= Material provided =

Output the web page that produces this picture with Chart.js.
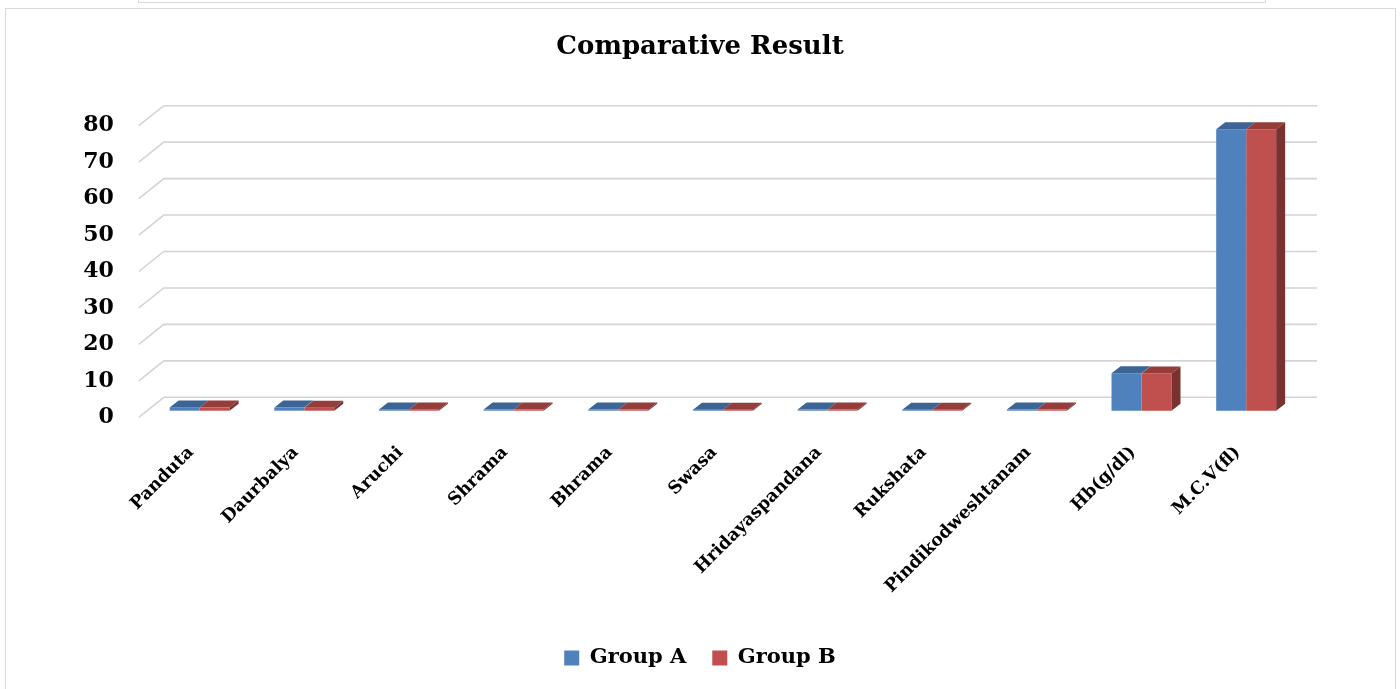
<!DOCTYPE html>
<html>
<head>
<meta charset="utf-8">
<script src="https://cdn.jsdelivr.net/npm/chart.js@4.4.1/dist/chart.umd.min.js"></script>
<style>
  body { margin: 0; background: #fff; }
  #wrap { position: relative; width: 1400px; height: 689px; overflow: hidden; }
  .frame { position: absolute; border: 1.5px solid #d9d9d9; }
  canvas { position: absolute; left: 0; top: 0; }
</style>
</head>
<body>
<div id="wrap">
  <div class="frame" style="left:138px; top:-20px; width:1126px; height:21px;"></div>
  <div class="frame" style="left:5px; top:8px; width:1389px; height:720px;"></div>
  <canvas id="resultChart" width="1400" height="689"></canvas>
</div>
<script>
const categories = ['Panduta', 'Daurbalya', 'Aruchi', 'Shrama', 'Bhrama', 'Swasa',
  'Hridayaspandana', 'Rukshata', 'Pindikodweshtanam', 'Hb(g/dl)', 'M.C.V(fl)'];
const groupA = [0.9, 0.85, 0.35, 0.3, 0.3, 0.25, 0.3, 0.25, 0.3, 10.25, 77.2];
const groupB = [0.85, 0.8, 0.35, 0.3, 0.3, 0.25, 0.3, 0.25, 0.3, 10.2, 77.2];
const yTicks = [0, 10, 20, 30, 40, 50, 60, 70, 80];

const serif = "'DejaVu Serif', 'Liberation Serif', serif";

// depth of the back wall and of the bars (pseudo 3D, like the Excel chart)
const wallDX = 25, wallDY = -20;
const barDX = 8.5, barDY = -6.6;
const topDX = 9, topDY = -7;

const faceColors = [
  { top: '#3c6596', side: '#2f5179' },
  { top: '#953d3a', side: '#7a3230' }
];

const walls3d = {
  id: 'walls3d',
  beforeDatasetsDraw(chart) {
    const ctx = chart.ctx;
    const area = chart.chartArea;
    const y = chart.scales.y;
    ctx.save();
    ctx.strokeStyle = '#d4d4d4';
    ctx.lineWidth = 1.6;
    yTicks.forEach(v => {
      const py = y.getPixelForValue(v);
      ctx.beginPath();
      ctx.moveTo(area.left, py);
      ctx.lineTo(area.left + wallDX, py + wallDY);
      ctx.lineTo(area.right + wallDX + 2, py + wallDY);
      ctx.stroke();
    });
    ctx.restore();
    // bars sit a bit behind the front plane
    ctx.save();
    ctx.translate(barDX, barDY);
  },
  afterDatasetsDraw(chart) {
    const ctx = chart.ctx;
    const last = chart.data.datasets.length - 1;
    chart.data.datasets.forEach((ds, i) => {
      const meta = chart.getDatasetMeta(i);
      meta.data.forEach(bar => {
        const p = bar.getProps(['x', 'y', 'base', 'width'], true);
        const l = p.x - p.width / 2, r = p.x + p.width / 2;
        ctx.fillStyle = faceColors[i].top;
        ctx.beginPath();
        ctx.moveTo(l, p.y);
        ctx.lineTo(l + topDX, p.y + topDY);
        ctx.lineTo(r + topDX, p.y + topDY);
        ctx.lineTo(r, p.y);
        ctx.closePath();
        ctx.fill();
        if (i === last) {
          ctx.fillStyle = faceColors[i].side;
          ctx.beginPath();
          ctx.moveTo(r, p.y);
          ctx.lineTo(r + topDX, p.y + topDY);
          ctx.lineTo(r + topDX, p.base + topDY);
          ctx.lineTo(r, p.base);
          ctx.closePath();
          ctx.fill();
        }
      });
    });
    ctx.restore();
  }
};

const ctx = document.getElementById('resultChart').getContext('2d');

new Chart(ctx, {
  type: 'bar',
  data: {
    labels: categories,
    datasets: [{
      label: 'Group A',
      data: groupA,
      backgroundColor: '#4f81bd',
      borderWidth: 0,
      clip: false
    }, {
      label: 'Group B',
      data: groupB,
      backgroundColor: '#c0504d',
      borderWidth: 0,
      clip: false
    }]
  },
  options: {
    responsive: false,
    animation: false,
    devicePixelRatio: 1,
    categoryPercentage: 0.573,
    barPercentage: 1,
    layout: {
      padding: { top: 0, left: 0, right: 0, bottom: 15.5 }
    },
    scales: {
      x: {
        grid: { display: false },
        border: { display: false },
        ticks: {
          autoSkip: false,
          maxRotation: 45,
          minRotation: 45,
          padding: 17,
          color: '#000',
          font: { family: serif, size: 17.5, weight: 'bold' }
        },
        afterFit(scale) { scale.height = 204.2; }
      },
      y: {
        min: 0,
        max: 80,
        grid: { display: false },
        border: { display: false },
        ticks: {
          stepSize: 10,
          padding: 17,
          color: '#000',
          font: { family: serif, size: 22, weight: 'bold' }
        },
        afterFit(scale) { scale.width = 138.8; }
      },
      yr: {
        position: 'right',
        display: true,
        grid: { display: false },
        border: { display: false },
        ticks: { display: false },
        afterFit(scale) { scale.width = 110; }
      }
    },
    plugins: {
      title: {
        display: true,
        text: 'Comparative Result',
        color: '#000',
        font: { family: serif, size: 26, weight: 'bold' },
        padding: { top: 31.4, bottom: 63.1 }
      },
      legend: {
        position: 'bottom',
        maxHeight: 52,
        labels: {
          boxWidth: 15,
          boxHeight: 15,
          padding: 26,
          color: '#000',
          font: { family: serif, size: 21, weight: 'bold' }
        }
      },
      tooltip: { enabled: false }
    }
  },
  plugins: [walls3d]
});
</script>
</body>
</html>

* * *

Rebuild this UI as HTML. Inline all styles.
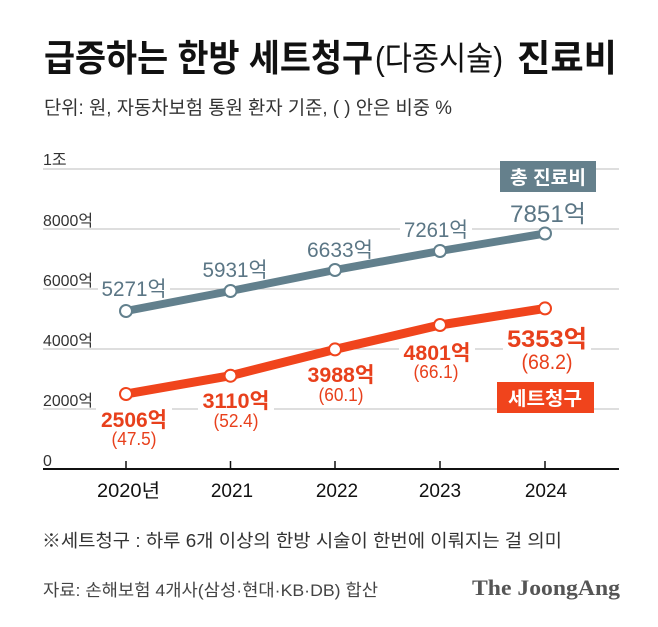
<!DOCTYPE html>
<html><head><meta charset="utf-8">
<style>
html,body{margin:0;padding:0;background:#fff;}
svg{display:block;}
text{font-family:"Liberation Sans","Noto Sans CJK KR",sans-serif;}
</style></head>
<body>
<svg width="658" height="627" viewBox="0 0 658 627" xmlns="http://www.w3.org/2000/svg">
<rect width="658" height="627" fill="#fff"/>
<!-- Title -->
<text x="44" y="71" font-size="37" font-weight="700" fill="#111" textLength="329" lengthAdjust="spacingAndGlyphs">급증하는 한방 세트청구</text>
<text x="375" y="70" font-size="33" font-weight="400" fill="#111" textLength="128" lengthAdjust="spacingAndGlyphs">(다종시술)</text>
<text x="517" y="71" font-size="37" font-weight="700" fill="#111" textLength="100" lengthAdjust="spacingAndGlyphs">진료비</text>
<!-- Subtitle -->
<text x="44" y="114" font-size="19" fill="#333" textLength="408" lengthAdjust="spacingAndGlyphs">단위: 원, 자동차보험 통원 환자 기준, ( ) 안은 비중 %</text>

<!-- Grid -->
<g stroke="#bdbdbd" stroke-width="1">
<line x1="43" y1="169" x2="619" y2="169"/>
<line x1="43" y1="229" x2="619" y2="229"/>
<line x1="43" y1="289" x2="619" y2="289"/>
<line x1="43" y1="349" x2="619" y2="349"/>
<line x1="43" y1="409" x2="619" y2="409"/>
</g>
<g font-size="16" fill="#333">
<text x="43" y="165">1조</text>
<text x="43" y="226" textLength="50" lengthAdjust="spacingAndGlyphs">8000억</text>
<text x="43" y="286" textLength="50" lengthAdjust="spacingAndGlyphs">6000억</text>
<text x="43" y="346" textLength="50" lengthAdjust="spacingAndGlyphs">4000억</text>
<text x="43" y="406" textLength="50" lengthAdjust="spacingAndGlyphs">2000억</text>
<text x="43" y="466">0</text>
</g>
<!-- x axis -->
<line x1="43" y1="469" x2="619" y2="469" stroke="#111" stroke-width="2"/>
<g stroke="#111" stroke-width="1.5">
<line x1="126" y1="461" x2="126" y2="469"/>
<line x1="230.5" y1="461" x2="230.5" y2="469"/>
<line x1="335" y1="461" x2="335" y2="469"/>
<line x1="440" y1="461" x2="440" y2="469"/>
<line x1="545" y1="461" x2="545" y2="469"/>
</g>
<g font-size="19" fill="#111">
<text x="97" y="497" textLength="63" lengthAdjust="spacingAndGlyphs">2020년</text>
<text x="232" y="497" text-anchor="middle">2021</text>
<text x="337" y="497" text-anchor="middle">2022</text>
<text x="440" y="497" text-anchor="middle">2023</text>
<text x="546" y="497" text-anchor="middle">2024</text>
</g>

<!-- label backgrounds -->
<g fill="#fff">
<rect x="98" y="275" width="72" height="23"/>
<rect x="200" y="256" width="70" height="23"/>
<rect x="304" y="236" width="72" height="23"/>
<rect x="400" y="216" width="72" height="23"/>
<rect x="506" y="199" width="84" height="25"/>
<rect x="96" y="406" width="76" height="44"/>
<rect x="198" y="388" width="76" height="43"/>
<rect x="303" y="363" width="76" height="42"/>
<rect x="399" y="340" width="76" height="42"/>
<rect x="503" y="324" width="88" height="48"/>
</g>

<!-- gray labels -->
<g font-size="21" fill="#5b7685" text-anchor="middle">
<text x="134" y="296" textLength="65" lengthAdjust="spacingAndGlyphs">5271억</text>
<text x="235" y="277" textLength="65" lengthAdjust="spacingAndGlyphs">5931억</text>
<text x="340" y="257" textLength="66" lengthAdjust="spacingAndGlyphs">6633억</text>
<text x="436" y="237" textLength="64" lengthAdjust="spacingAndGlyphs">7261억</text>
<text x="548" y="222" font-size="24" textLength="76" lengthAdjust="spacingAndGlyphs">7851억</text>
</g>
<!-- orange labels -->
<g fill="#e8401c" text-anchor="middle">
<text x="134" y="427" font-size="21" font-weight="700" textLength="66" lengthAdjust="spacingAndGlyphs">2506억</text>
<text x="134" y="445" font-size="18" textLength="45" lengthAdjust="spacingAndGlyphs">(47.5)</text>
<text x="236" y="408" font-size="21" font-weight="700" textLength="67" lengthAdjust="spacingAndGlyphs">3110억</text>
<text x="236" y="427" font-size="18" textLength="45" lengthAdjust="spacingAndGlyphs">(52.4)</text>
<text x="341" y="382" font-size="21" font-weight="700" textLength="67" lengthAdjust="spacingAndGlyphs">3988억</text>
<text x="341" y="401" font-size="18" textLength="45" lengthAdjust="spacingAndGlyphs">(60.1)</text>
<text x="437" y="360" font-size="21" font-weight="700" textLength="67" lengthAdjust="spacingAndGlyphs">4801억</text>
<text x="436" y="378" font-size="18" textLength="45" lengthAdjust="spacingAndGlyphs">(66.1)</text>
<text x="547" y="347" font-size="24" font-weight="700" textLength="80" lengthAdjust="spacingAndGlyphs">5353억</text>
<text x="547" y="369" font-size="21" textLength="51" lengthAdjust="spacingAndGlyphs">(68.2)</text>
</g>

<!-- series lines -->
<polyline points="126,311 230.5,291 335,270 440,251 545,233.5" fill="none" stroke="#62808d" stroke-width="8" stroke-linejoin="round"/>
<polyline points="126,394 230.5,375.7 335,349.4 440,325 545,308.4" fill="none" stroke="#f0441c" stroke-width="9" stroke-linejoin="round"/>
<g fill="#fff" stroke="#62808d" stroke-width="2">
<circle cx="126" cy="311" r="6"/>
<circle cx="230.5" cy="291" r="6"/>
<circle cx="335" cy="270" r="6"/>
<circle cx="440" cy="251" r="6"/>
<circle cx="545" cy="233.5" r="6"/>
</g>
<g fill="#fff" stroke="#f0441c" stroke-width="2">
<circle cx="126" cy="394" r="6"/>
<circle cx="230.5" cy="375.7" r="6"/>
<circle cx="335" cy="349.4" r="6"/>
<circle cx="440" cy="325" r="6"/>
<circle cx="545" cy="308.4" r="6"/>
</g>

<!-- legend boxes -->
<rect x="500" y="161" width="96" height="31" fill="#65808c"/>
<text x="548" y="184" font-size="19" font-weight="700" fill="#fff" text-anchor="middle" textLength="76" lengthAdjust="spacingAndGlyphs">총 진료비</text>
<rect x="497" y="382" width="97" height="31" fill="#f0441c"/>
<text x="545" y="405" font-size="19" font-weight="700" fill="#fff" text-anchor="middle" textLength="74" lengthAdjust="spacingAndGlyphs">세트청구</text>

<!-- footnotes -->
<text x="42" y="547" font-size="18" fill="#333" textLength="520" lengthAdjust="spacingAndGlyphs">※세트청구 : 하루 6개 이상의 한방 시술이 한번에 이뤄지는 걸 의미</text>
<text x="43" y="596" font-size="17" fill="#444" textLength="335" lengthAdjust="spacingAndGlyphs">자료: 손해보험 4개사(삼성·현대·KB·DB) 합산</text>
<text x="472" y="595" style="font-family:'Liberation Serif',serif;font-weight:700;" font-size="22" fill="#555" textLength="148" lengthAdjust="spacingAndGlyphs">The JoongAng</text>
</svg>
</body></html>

* * *

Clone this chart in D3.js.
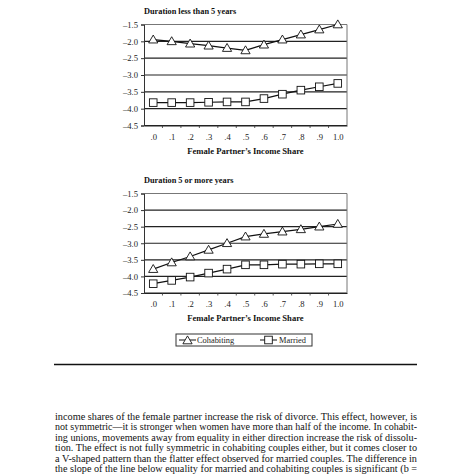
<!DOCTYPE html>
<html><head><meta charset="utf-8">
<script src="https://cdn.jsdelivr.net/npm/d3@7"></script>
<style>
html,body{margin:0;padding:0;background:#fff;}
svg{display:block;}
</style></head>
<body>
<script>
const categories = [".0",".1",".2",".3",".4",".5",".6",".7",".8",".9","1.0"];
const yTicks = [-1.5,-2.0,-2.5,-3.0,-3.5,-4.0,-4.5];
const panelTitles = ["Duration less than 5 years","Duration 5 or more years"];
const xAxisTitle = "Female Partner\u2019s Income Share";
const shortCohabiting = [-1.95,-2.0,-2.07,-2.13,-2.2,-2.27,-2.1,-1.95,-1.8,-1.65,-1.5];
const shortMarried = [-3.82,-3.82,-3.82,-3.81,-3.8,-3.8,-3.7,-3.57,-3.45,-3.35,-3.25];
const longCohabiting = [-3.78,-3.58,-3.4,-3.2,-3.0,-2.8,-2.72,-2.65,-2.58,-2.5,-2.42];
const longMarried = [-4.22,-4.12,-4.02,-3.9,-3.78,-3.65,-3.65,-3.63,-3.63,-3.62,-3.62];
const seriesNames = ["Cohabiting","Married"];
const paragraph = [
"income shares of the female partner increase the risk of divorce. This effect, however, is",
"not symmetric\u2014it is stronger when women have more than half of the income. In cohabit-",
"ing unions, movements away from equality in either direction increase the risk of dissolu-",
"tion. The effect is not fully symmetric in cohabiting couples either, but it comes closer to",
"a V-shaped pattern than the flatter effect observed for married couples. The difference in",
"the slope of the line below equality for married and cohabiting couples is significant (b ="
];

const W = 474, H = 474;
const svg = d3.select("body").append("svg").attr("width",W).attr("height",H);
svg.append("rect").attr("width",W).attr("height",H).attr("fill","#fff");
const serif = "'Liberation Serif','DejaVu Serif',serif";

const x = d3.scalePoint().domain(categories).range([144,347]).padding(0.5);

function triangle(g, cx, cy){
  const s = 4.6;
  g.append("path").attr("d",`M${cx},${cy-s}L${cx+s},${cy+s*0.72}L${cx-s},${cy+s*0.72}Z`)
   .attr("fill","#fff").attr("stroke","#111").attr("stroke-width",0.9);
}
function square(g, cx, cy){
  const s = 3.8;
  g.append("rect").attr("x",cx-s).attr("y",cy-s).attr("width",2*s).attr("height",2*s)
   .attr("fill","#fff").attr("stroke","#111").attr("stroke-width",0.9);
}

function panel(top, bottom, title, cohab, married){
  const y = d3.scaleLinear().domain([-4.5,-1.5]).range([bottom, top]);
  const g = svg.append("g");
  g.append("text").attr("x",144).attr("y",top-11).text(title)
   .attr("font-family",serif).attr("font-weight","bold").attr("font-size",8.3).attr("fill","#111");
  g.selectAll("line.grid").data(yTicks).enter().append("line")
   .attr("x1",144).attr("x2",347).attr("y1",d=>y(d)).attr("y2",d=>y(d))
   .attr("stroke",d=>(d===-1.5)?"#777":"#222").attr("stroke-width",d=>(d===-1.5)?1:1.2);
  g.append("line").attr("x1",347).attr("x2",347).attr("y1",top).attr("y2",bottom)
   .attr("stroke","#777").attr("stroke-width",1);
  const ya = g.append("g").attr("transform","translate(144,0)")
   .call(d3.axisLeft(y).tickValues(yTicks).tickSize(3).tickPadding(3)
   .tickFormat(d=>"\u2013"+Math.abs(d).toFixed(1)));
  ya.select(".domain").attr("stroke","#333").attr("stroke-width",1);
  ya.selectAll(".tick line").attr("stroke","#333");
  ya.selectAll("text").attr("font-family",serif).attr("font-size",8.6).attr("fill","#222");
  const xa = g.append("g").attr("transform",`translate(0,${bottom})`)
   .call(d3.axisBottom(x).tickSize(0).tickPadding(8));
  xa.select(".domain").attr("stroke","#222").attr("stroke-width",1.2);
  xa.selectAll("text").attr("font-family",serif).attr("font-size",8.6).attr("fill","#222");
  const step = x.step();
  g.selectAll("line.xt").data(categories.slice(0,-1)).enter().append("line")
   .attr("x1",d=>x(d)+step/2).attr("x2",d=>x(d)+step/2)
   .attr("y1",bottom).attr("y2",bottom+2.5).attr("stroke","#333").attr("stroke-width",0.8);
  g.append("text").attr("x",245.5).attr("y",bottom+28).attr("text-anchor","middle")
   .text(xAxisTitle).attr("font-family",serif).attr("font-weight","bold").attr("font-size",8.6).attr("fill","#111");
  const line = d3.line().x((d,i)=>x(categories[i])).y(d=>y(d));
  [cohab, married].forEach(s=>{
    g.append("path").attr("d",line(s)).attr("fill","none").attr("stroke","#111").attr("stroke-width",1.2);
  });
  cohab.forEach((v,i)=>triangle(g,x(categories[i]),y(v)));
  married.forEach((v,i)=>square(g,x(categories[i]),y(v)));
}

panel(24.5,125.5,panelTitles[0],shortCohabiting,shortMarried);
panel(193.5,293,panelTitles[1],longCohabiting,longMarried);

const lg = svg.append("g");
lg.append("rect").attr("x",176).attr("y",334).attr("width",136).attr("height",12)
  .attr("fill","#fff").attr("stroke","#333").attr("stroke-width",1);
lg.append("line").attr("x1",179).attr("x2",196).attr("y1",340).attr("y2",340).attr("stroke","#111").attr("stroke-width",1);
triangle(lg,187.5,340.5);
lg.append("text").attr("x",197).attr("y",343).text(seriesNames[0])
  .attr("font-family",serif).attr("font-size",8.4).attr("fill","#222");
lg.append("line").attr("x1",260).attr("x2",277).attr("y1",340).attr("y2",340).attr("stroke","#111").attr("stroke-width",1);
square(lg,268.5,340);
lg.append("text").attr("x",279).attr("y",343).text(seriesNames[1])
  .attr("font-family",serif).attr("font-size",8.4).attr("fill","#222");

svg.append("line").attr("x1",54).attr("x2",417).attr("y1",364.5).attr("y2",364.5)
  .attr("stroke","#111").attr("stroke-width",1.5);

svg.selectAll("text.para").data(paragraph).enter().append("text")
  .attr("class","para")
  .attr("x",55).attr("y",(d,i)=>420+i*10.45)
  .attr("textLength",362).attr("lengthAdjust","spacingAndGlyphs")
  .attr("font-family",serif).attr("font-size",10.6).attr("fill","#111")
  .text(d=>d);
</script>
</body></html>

= Your goal =
Above are records with pictures. Reproduce exactly only the lines from the line with "Output the web" through the line with "const topDX = 9, topDY = -7;", both ends included, and leave the pictures out.

= Correct answer =
Output the web page that produces this picture with Chart.js.
<!DOCTYPE html>
<html>
<head>
<meta charset="utf-8">
<script src="https://cdn.jsdelivr.net/npm/chart.js@4.4.1/dist/chart.umd.min.js"></script>
<style>
  body { margin: 0; background: #fff; }
  #wrap { position: relative; width: 1400px; height: 689px; overflow: hidden; }
  .frame { position: absolute; border: 1.5px solid #d9d9d9; }
  canvas { position: absolute; left: 0; top: 0; }
</style>
</head>
<body>
<div id="wrap">
  <div class="frame" style="left:138px; top:-20px; width:1126px; height:21px;"></div>
  <div class="frame" style="left:5px; top:8px; width:1389px; height:720px;"></div>
  <canvas id="resultChart" width="1400" height="689"></canvas>
</div>
<script>
const categories = ['Panduta', 'Daurbalya', 'Aruchi', 'Shrama', 'Bhrama', 'Swasa',
  'Hridayaspandana', 'Rukshata', 'Pindikodweshtanam', 'Hb(g/dl)', 'M.C.V(fl)'];
const groupA = [0.9, 0.85, 0.35, 0.3, 0.3, 0.25, 0.3, 0.25, 0.3, 10.25, 77.2];
const groupB = [0.85, 0.8, 0.35, 0.3, 0.3, 0.25, 0.3, 0.25, 0.3, 10.2, 77.2];
const yTicks = [0, 10, 20, 30, 40, 50, 60, 70, 80];

const serif = "'DejaVu Serif', 'Liberation Serif', serif";

// depth of the back wall and of the bars (pseudo 3D, like the Excel chart)
const wallDX = 25, wallDY = -20;
const barDX = 8.5, barDY = -6.6;
const topDX = 9, topDY = -7;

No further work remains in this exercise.